Five Study Tips for Children with ADHD
ADHD or Attention-Deficit/Hyperactivity Disorder is a mental disorder that is characterized by consistent attention-deficit, hyperactivity, and impulsivity in an individual’s daily behavior. Given that the process of learning requires the need for implicit attention, it can be easily pointed out how having ADHD could make life difficult for a school child.
That is, difficult, but not altogether impossible. With early intervention and appropriate accommodations, any child with ADHD can breeze through school’s normal challenges. These accommodations do not need to be difficult nor expensive, it just takes consistent and patient effort on the part of the parent in terms of activities done at home and communication with teachers. Here are 5 study tips that a parent can employ to help a child with ADHD.
ADHD Study Tip No. 1: Routine is important
Since children with ADHD have difficulty controlling their impulses, there should be measures to allow them to understand what it means to have schedule and routine. Impulsive behavior also manifests because children don’t know what to expect and what is expected of activities. As it is, they have to learn that there should a proper time for eating, playing, watching TV, and for any of the innumerable activities that they would want to do.
Make sure that the child has an easy-to-follow and specific routine at home. From the time he wakes up until he goes back to bed, the activities should be planned so that the child would be familiar with a sense of schedule. Having a daily routine allows children to predict the sequence of activities that would happen in a day, which in turn becomes a precursor to learning about the concept of time and about proper social behavior. With a consistent daily routine, children with ADHD would learn to expect what event or activity comes next and respond accordingly.
ADHD Study Tip No.2: Schedule appropriate activities
After creating a daily routine, the next step is to observe how children fare regarding the schedule. Routine helps a lot but only if we choose the appropriate activities; we have to figure out the best sequence of activities that could help a child maximize his day.
For example, the time a child wakes up is definitely connected with the time he sleeps. If the household routine doesn’t permit an early bedtime (which happens for a lot working moms) then it makes sense to have a late morning rising. If the child goes to school, then there should be measures done so that an earlier bedtime is possible. A homework routine is also suggested after the child arrives home, preferably before dinner. If the child is home-schooled or is still not starting school, high-energy activities are best scheduled in the morning if we want the child to take an afternoon nap. Of course, the schedule of activities is dependent on each child.
ADHD Study Tip #3: Technology can help a lot
Today’s gadget-centric world is actually a boon for children, especially those who have problems with attention. Sure, we have the whole slew of entertainment devices that have proven distracting, but these same technologies can be conscripted to help your child out.
For example, aside from a steady diet of great books, we could supplement a child’s education with educational videos, documentaries, or even TV shows that correspond to his school topics. For those children who are more comfortable with aural approaches, mp3 players can be a great alternative. The trick here actually is to involve as many senses as possible to help a child with attention problems remember and retain what he learned in school.

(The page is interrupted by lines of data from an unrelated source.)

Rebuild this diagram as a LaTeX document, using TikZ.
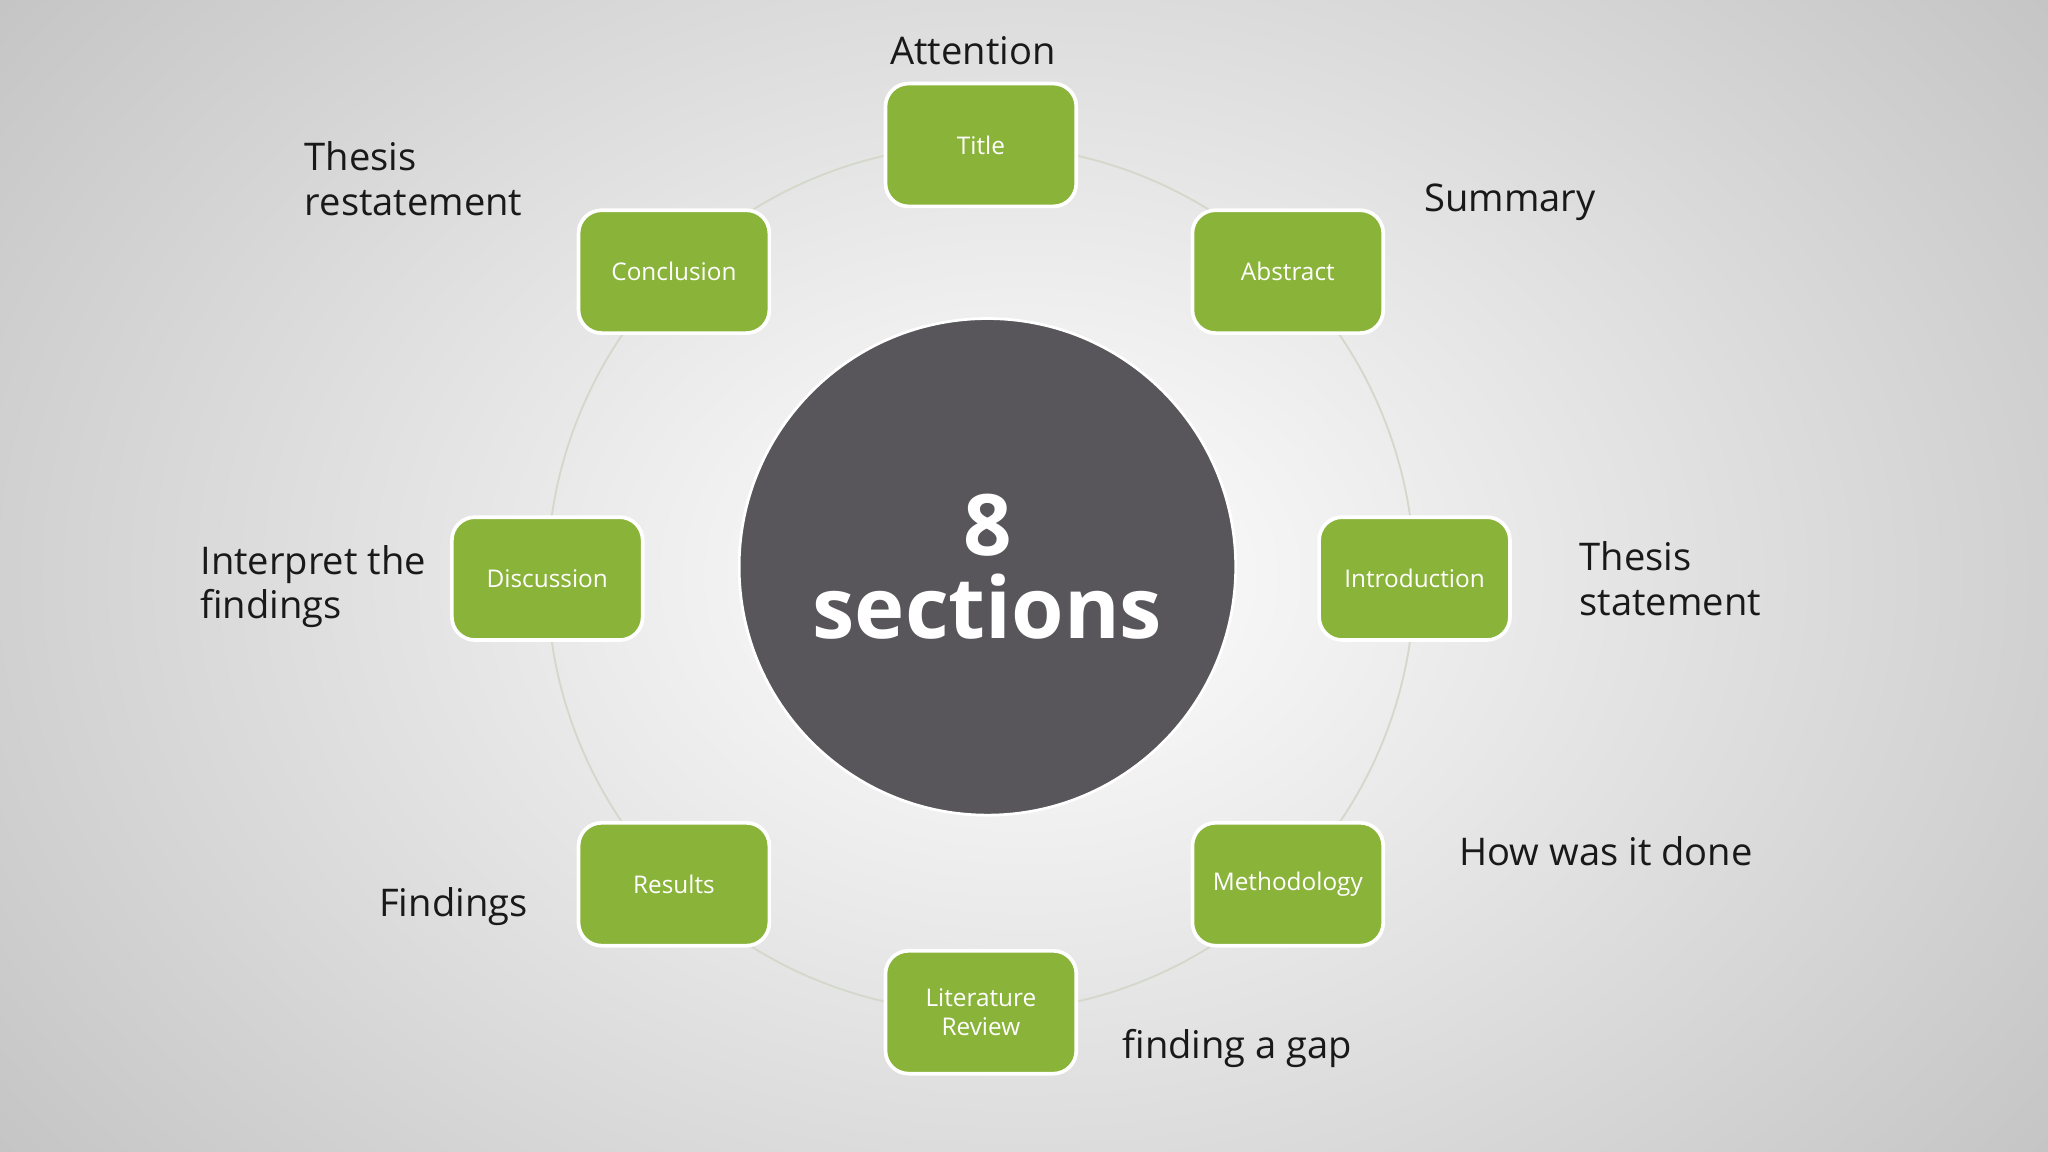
\documentclass[tikz,border=0pt]{standalone}
\usepackage{fontspec}
\setmainfont{Open Sans}
\begin{document}
\begin{tikzpicture}[x=0.01cm,y=-0.01cm,
  box/.style={draw=white,line width=0.8pt,fill=boxgreen,rounded corners=5pt,minimum width=1.46cm,minimum height=0.94cm,text=white,font=\fontsize{5.3pt}{6.4pt}\selectfont,align=center},
  lab/.style={font=\fontsize{8.3pt}{9.7pt}\selectfont,text=black!90,align=left,anchor=west}]
\definecolor{boxgreen}{HTML}{8AB33A}
\definecolor{core}{HTML}{58565A}
\useasboundingbox (0,0) rectangle (1568,882);
\shade[inner color=white,outer color=black!24] (-250,-330) rectangle (1818,1212);
\draw[draw=boxgreen!30!gray!35,line width=0.4pt] (751,443) circle (332);
\node[circle,fill=core,draw=white,line width=0.6pt,minimum size=3.8cm,text=white,font=\bfseries\fontsize{18.5pt}{18pt}\selectfont,align=center] (c) at (756,434) {8\\sections};
\node[box] (t) at (751,111) {Title};
\node[box] (a) at (986,208) {Abstract};
\node[box] (i) at (1083,443) {Introduction};
\node[box] (m) at (986,677) {Methodology};
\node[box] (l) at (751,775) {Literature\\Review};
\node[box] (r) at (516,677) {Results};
\node[box] (d) at (419,443) {Discussion};
\node[box] (co) at (516,208) {Conclusion};
\node[lab,anchor=center] (la) at (745,39) {Attention};
\node[lab] (lts) at (221,137) {Thesis\\restatement};
\node[lab] (ls) at (1078,155) {Summary};
\node[lab] (lst) at (1197,443) {Thesis\\statement};
\node[lab] (lh) at (1105,652) {How was it done};
\node[lab] (lg) at (847,803) {finding a gap};
\node[lab] (lf) at (278,694) {Findings};
\node[lab] (li) at (141,449) {Interpret the\\findings};
\end{tikzpicture}
\end{document}
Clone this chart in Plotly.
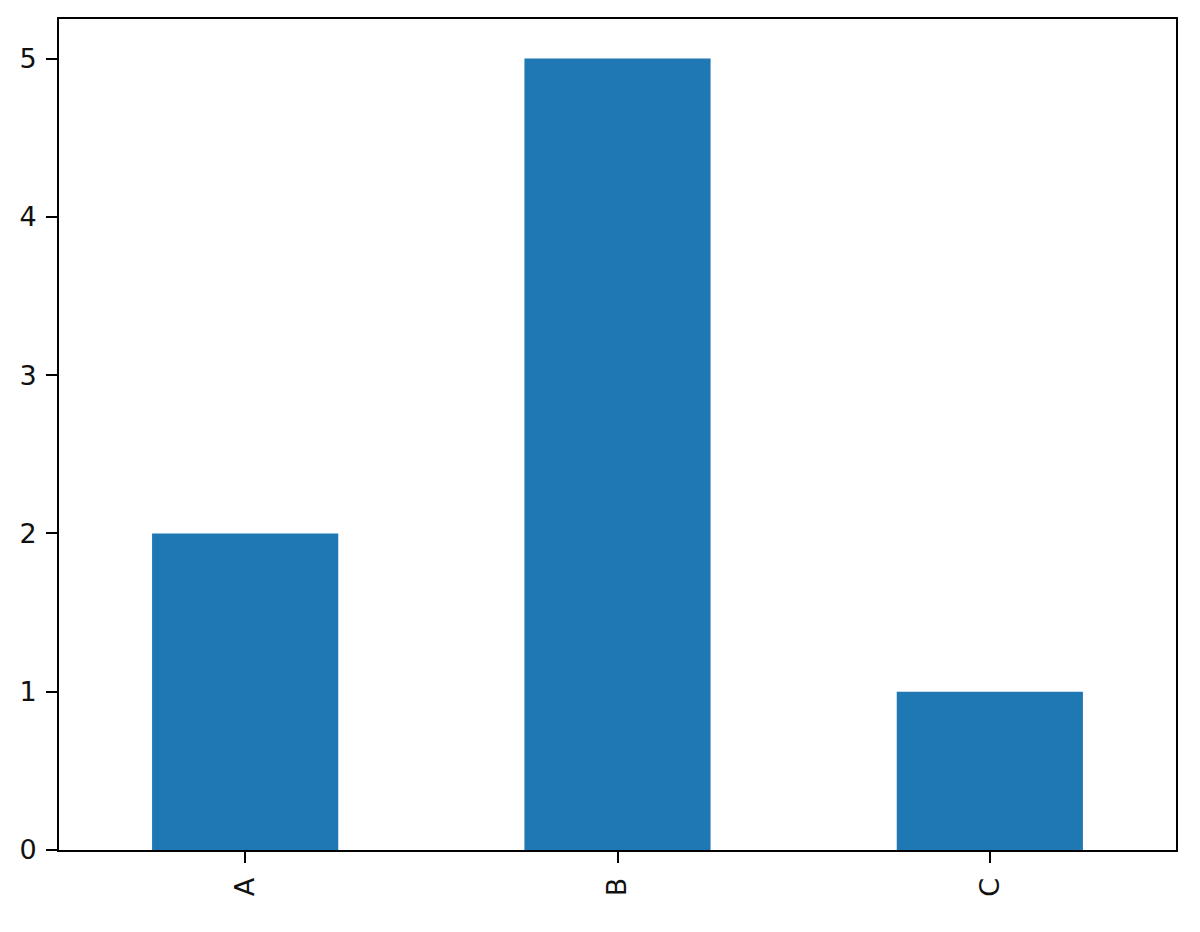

ADHD Study Tip #4: Work with the teachers
A child spends a great chunk of his time in school so it makes sense for parents to work in tandem with the child’s teachers and school personnel. The importance of doing so is amplified for children who have ADHD because behavioral problems are part of the disorder’s landscape and the parent should always be updated about the comings and goings at the school.
Although schools already have their respective schedules for parent-teacher meetings, it’s suggested that parents constantly communicate with their child’s teachers on a weekly basis. Ask the teacher if there are complementary tasks that need to be done at home, and inquire about any additional assignments that the child may need to finish.
ADHD Study Tip #5: Remember ‘serious play’
Attention can be kept if a task is interesting and it’s something that’s a little bit challenging. Simply said, a child naturally gravitates to what interests him. Mixing play with learning is certainly a great strategy not only for remembering but also for increasing interest in school.
For example, if the child loves playing basketball, organize a bulletin board in the child’s study area with a basketball theme. Design something like a scoreboard on this bulletin board and have the child “score” whenever he gets a perfect quiz or an excellent project. A particular score might correspond to an interesting reward later that will reinforce good habits. With this strategy, a whole bunch of ideas is open for the creative parent.